### Exercise task
Quote word for word the lines below, beginning with the first and ending with the one that has "thai = ['Noto". Drop the pictures.

□ □ □

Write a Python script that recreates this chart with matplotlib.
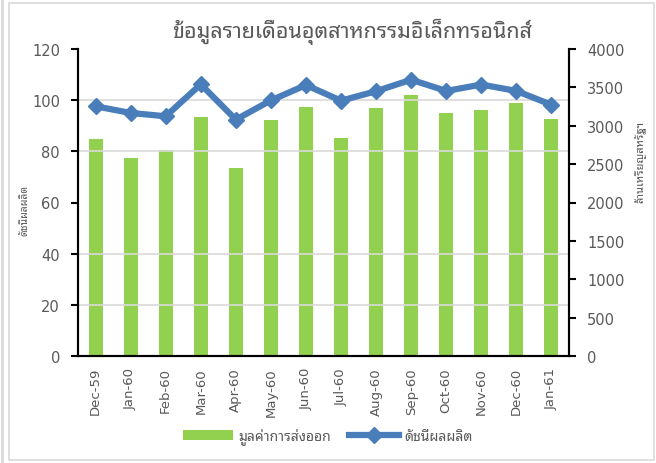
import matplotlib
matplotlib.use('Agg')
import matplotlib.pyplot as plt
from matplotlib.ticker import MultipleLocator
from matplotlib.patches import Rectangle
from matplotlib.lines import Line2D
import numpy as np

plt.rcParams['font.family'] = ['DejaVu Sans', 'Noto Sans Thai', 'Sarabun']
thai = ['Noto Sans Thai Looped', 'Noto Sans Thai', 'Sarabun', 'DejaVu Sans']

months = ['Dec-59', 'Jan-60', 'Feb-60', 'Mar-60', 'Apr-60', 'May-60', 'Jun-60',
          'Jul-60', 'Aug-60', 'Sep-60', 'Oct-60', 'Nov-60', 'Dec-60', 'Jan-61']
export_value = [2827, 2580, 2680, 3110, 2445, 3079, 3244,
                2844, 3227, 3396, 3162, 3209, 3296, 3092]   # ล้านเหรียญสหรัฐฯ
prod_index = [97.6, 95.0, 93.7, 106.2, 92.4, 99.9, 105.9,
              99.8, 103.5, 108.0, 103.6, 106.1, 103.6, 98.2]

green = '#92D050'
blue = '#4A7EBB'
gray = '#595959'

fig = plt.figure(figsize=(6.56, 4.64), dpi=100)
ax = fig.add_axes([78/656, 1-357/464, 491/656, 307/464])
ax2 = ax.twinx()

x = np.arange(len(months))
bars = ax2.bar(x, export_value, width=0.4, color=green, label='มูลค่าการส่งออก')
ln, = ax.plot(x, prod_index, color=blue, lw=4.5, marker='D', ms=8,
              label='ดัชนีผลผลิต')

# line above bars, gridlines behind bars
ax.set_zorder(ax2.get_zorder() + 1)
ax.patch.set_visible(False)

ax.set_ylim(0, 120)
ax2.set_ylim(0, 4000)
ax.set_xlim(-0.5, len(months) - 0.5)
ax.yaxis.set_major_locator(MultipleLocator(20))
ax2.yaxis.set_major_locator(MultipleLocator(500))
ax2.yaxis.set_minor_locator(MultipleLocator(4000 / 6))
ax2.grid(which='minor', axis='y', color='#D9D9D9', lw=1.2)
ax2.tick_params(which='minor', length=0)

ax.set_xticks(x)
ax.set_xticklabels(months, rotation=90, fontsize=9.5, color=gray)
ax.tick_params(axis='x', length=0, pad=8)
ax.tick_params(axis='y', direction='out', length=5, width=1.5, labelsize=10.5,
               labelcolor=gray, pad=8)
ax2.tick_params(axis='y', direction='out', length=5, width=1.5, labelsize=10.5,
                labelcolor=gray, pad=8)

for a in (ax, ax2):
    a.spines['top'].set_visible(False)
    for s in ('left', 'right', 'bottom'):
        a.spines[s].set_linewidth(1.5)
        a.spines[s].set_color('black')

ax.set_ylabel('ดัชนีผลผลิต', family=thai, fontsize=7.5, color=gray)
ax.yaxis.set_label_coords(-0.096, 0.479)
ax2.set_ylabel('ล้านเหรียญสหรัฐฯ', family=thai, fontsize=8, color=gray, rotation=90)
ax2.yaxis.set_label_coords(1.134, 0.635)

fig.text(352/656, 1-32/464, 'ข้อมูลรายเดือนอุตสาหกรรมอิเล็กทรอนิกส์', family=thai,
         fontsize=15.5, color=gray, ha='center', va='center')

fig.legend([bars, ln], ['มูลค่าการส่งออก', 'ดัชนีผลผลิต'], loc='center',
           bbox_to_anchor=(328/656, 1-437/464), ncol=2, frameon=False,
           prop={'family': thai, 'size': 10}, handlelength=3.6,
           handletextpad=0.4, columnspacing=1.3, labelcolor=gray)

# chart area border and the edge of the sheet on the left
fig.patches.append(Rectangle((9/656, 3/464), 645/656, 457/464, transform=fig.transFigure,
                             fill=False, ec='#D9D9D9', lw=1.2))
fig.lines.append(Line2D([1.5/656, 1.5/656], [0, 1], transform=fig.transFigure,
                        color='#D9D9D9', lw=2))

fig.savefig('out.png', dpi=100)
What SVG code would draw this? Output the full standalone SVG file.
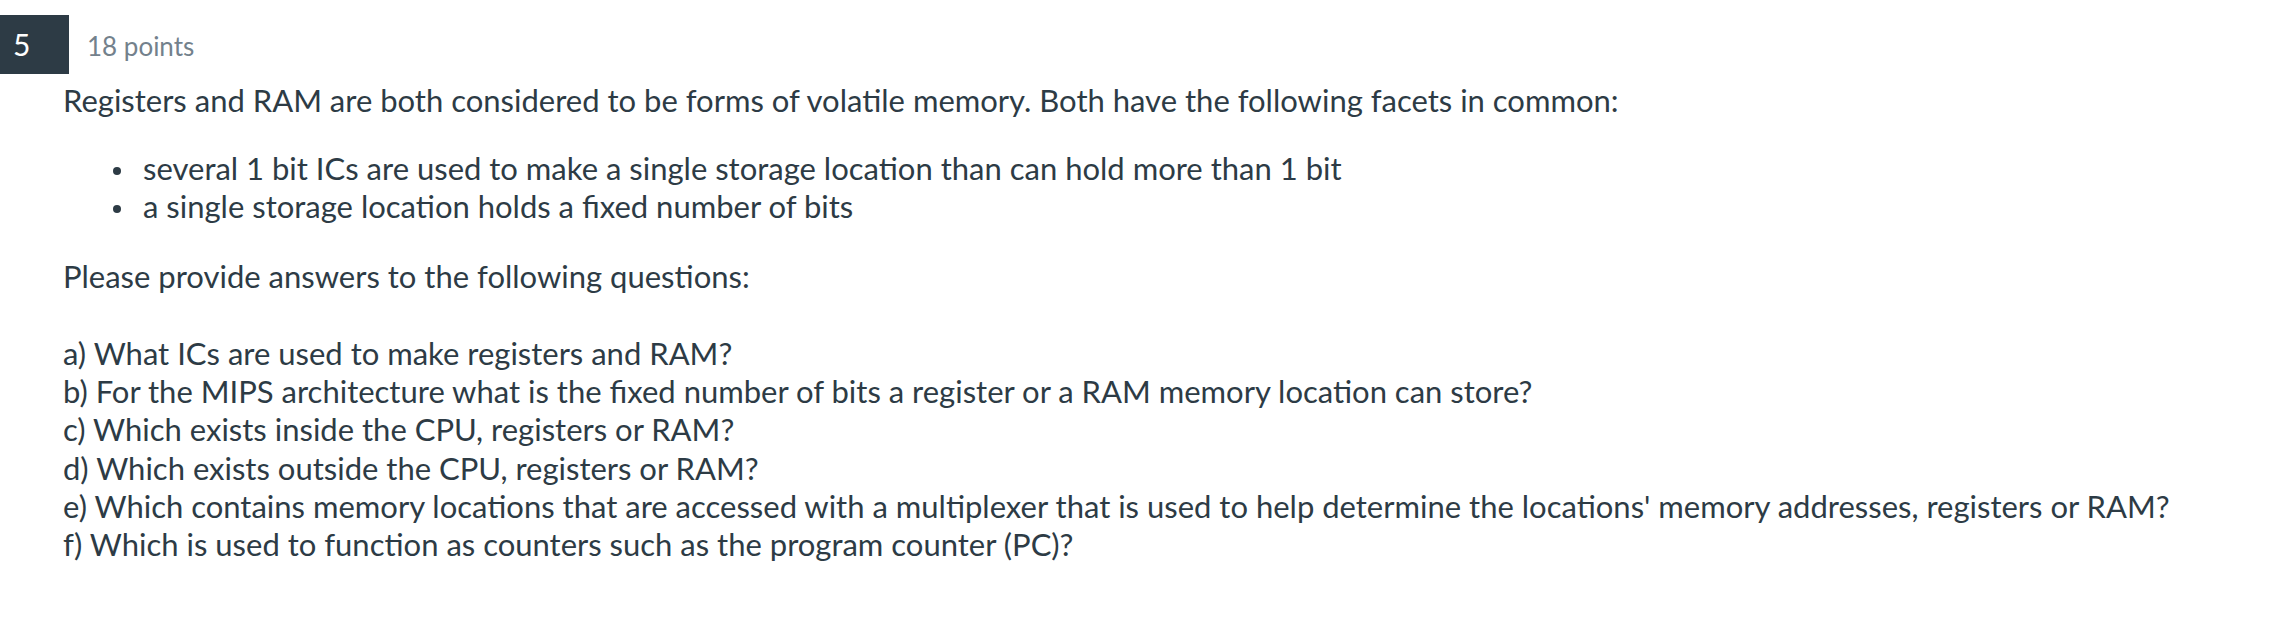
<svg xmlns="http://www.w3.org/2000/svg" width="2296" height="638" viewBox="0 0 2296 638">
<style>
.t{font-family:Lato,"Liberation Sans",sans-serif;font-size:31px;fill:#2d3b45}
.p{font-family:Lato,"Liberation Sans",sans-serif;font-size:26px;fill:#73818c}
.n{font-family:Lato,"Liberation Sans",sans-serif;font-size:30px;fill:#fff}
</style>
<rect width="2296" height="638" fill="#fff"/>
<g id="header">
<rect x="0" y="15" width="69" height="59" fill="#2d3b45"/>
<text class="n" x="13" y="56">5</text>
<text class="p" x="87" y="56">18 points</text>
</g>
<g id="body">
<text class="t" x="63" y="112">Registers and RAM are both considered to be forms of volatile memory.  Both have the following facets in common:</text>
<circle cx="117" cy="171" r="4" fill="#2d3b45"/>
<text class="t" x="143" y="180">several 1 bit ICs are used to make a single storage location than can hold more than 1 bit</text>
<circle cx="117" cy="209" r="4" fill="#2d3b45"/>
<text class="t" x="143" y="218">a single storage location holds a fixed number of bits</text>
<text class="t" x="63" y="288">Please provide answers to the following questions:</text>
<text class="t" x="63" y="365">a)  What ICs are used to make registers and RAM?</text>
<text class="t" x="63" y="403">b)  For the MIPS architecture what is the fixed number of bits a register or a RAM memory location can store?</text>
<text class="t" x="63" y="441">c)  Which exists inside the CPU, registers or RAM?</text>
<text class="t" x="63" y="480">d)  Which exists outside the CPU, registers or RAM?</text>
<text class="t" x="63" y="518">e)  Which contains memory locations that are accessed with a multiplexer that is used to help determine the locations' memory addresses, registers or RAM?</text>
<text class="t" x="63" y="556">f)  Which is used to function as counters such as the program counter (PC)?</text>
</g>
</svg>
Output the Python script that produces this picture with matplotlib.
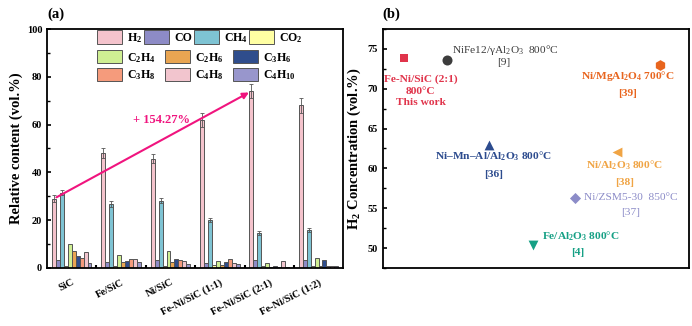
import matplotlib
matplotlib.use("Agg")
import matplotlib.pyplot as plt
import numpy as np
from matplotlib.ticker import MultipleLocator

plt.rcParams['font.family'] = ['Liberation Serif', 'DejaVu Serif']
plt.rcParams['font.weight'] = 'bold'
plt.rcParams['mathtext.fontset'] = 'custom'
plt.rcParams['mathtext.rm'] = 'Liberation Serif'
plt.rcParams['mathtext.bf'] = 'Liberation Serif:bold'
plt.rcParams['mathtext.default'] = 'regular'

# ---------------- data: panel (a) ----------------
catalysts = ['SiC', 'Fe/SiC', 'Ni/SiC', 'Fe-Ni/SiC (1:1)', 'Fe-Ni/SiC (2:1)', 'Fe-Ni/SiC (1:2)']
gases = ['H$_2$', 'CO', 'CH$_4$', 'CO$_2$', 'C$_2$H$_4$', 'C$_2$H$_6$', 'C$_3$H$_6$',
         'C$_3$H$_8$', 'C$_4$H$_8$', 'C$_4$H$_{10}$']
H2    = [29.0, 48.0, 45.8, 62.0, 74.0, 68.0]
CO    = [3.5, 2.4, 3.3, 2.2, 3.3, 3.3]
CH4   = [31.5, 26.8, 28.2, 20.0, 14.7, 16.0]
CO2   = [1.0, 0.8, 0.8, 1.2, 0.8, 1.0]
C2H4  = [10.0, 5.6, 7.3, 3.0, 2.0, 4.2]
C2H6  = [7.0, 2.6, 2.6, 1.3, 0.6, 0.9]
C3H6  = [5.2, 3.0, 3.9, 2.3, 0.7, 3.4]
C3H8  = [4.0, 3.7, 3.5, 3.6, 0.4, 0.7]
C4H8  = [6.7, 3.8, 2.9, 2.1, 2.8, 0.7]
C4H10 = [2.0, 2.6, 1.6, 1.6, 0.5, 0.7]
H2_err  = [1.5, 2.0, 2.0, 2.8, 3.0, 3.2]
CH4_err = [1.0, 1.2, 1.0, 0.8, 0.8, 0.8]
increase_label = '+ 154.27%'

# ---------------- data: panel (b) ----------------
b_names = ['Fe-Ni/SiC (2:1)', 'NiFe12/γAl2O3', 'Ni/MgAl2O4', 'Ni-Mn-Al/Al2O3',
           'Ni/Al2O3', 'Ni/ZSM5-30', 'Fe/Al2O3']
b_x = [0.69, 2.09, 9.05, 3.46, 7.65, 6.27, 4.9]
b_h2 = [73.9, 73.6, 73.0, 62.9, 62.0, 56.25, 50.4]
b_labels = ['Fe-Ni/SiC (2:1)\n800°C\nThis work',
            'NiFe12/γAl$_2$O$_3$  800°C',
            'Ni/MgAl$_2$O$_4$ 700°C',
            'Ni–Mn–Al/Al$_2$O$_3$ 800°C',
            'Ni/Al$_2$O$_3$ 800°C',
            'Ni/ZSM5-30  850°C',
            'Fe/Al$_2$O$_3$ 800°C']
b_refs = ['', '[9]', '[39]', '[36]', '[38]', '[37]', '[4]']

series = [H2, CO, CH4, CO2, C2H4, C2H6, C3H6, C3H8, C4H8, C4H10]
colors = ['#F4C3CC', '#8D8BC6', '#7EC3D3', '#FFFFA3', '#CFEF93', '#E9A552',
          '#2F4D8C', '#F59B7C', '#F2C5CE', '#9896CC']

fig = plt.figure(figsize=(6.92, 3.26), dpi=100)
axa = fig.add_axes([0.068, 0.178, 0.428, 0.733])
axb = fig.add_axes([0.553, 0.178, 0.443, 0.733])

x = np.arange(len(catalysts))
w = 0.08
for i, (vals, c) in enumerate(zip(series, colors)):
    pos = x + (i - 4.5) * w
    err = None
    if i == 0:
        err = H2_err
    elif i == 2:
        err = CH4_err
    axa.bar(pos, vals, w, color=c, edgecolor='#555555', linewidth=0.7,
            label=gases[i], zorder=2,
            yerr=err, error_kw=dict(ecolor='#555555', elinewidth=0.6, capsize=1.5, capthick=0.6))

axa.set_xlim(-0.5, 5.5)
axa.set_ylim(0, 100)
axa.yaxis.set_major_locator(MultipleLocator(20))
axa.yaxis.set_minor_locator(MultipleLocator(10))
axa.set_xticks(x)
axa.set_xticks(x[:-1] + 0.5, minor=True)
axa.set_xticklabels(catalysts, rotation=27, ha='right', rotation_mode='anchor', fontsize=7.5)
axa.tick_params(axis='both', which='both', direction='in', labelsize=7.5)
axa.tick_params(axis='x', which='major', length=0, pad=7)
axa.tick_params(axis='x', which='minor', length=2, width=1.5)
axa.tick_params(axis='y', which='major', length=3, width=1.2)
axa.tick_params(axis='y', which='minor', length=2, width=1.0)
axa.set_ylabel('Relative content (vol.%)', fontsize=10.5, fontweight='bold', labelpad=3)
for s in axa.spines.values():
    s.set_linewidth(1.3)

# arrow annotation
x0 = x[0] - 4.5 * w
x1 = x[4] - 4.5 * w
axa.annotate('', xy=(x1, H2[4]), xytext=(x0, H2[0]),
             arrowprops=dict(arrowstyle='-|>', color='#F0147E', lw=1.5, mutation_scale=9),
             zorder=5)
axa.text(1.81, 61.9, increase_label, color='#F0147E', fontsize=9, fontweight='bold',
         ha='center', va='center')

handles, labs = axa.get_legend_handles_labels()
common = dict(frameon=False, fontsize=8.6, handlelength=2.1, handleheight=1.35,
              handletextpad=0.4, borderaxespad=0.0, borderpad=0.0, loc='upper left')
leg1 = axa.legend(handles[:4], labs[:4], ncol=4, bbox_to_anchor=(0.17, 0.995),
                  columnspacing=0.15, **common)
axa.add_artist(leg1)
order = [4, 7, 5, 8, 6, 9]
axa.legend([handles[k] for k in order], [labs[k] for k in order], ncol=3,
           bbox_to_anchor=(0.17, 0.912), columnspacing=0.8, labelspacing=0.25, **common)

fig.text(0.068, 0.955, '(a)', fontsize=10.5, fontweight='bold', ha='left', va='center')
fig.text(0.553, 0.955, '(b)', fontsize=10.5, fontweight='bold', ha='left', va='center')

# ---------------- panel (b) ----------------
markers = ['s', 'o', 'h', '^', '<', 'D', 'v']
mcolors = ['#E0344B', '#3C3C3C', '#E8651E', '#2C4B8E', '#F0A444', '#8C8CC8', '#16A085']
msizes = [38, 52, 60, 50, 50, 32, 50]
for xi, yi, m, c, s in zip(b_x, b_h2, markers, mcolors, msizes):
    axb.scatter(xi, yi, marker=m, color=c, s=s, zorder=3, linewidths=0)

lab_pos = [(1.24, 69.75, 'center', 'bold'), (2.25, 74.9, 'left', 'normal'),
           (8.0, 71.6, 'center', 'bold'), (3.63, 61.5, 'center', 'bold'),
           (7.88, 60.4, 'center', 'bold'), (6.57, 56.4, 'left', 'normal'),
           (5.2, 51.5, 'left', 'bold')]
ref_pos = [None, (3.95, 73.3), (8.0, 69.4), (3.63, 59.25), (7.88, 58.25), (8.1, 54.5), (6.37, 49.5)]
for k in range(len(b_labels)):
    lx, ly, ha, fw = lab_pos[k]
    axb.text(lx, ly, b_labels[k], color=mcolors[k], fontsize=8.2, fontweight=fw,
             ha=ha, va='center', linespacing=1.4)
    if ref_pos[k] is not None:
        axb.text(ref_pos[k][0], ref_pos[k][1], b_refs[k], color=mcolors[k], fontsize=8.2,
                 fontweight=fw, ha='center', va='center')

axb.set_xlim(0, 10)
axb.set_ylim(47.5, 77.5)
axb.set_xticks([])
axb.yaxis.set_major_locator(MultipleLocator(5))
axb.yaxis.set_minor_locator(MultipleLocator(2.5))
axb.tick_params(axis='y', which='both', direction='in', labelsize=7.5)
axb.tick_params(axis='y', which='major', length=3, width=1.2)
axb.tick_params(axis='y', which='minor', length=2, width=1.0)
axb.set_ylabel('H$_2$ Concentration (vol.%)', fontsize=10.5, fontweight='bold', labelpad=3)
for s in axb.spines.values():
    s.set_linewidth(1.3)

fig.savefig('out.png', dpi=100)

□ □ □

### Response
Write a Python script that recreates this chart with matplotlib.
import matplotlib
matplotlib.use('Agg')
import matplotlib.pyplot as plt
from matplotlib.ticker import MultipleLocator
from matplotlib.patches import Rectangle
from matplotlib.lines import Line2D
import numpy as np

plt.rcParams['font.family'] = ['DejaVu Sans', 'Noto Sans Thai', 'Sarabun']
thai = ['Noto Sans Thai Looped', 'Noto Sans Thai', 'Sarabun', 'DejaVu Sans']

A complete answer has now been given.